The LA Times today has a disapproving article about the new Canadian Conservative Party-led government’s move from registering guns to arresting criminals.
Police began kicking down doors before dawn on a chilly May morning while gang members in Toronto’s Jamestown neighborhood still slept. By lunchtime, officers had made 106 arrests, collected 33 guns and announced that they had broken an international gun ring run by the notorious Jamestown Crew.
The raid was a shot across the bow from newly elected Prime Minister Stephen Harper, who says his Conservative Party government is going to spend its money on crime control, not gun control.
The sweep came two days after Harper announced plans to dismantle Canada’s controversial gun registry — a system reviled by conservatives and gun owners, but lauded by others for reducing homicides and helping police.
The article makes a case for Canada’s peacefulness:
Compared with the United States, where there are 220 million guns among 300 million people, and 10,800 gun-related homicides in 2004, Canada is a peaceful backwater, with 7.1 million registered guns and only 175 gun homicides that year. Los Angeles alone had 416 gun-related killings that year.

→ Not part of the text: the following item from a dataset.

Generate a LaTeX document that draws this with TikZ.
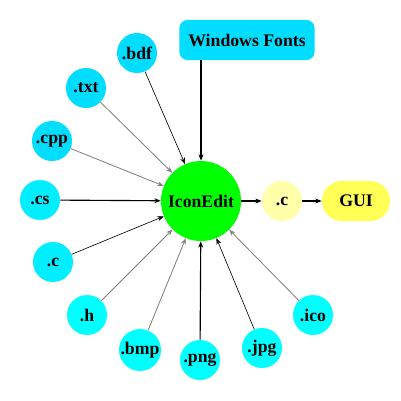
\documentclass[tikz,border=0pt]{standalone}
\usepackage{fontspec}
\setmainfont{Liberation Serif}
\usetikzlibrary{arrows.meta}

\definecolor{skyA}{HTML}{00DDFF}
\definecolor{skyB}{HTML}{00EEFF}
\definecolor{skyC}{HTML}{00FFFF}
\definecolor{paleY}{HTML}{FFFFAA}
\definecolor{brightY}{HTML}{FFFF55}

\begin{document}
\begin{tikzpicture}
	[x=0.025cm,y=-0.025cm,
	every node/.style={font=\fontsize{12.6}{14}\selectfont\bfseries},
	ext/.style={circle,minimum size=1cm,inner sep=0pt},
	core/.style={circle,minimum size=2cm,inner sep=0pt,fill=green},
	box/.style={rounded corners=0.2cm,minimum height=1cm,inner sep=0pt},
	tip/.style={-{Stealth[length=4.5pt,width=3.5pt]}},
	heavy/.style={tip,line width=0.8pt},
	thin/.style={tip,line width=0.45pt},
	grey/.style={tip,line width=0.6pt,gray}]
	\useasboundingbox (0,0) rectangle (401,401);
	\node[core] (ie) at (201,201) {IconEdit};
	\node[box,fill=skyA,minimum width=3.375cm] (wf) at (247,40) {Windows Fonts};
	\node[ext,fill=paleY] (cout) at (282,201) {.c};
	\node[box,fill=brightY,minimum width=1.7cm,rounded corners=0.5cm] (gui) at (356,201) {GUI};
	% the file types
	\node[ext,fill=skyA] (bdf) at (137,53) {.bdf};
	\node[ext,fill=skyA] (txt) at (86,88) {.txt};
	\node[ext,fill=skyA] (cpp) at (52,141) {.cpp};
	\node[ext,fill=skyB] (cs) at (40,200) {.cs};
	\node[ext,fill=skyB] (cin) at (53,262) {.c};
	\node[ext,fill=skyC] (h) at (87,315) {.h};
	\node[ext,fill=skyC] (bmp) at (140,350) {.bmp};
	\node[ext,fill=skyC] (png) at (200,360) {.png};
	\node[ext,fill=skyC] (jpg) at (262,348) {.jpg};
	\node[ext,fill=skyC] (ico) at (313,315) {.ico};
	% edges
	\draw[heavy] (wf.south -| ie.north) -- (ie.north);
	\draw[thin] (bdf) -- (ie);
	\draw[grey] (txt) -- (ie);
	\draw[grey] (cpp) -- (ie);
	\draw[heavy] (cs) -- (ie);
	\draw[thin] (cin) -- (ie);
	\draw[grey] (h) -- (ie);
	\draw[grey] (bmp) -- (ie);
	\draw[heavy] (png) -- (ie);
	\draw[thin] (jpg) -- (ie);
	\draw[grey] (ico) -- (ie);
	\draw[heavy] (ie) -- (cout);
	\draw[heavy] (cout) -- (gui);
\end{tikzpicture}
\end{document}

But whether out of laziness or other motives, Maggie Farley fails to do some simple math:
Canada vs. US Gun ownership & Gun Homicide
|population in 000’s
|guns in 000’s
|per 1000 people
|per 1000 guns
So the US has 9 times Canada’s population, and 53 times the number of firearms murders (Canada’s numbers from the Times article, the 2004 US numbers from the FBI Uniform Crime Reports). We have 31 times the number of guns.
So we have 5.9 times the number of murders/person and 1.7 times the number of guns. These may suggest that there’s something cultural afoot, instead.
But Canada’s gang-related killings have gone up fourfold in a decade, along with the growth of gangs largely imported from the U.S. that attract what police and social workers describe as young black males from mostly West Indian immigrant families. And with the gangsta culture come the guns.
“If you want a gun, you can get one in a day, a couple of hours maybe,” said Andrew Bacchus, 30, founder of Toronto’s Vice Lords gang who is now working with Breaking the Cycle, a gang-exiting program. “The gun registry hasn’t made any difference on that.”
Homicide rates have increased, but shootings have mostly been confined to neighborhoods inhabited by gangs, such as Jamestown in the northeast part of the city. But the death last year of a 15-year-old girl caught in gang crossfire in a downtown shopping center the day after Christmas — and in the middle of an election campaign — was a turning point.
Fighting crime became a part of nearly every stump speech, a theme that hit home not just with Conservatives, but with middle-class voters across the spectrum. Harper promised stricter sentencing, but also a repeal of the gun registry, saying the millions it cost a year to track hunters would be better used for cracking down on gangs.
The article makes two of the three arguments I’ll make about a program like Canada’s.
1. It doesn’t work.
Washington DC and New York City are among the highest crime cities in the US, and yet have the most Draconian firearms laws.
2. It costs a lot – financially in this case – and that money would be better spent on other programs to reduce crime.
The registry was an obvious target. When it was created a little more than a decade ago, it was expected to cost only a few million dollars, and to be largely self-sustained by user fees. The expense of creating an extensive computerized database spiraled out of control, however, and an auditor general’s report this month estimated the cost to be nearly $1 billion over 10 years. It also showed that officials with the former Liberal Party government buried budget overruns so they wouldn’t have to go before Parliament to seek more money.
So if it has halved the firearms death rate in Canada, from 350 to 175, it has saved 175 people a year, or 1,750 people over ten years at a cost of a billion dollars. I’ve got to believe that you can do better than that by spending the money somewhere else.
My third reason is visible outside my dining room window, in the park across the street that’s just being renovated.
The playground used to have a 20’tall climbing structure and slide that was one of the most heavily used in the park. It’s gone now, because it’s considered unsafe to let children play in an environment where they might injure themselves. There are new standards for playground equipment, and many of the favorites that my older sons played on are now illegal.
The idea that we would leave people free to make mistakes in order to create a culture of responsibility is one of the major victims of laws like those gun control aimed not at legitimately restricting some aspect of firearms ownership (and I do think there are legitimate restrictions we could enact). Instead they are about changing the culture:
Although it doesn’t directly address the problem of illegal handguns, the registry helps create a culture in which guns are seen as dangerous and owners are held accountable, said Wendy Cukier, a professor of justice studies at Ryerson University and the co-author of the book “The Global Gun Epidemic.”
And that’s why people like me, who believe that some firearms regulations can have impacts and are sensible and equitable tend to side with the absolutists.
Because regulators like Prof, Cukier don’t really care if the regulations work, or if they are the best expenditure of the state’s money or legitimacy.
They just want a world where there are no guns, and no playground equipment is more than 4′ off the ground.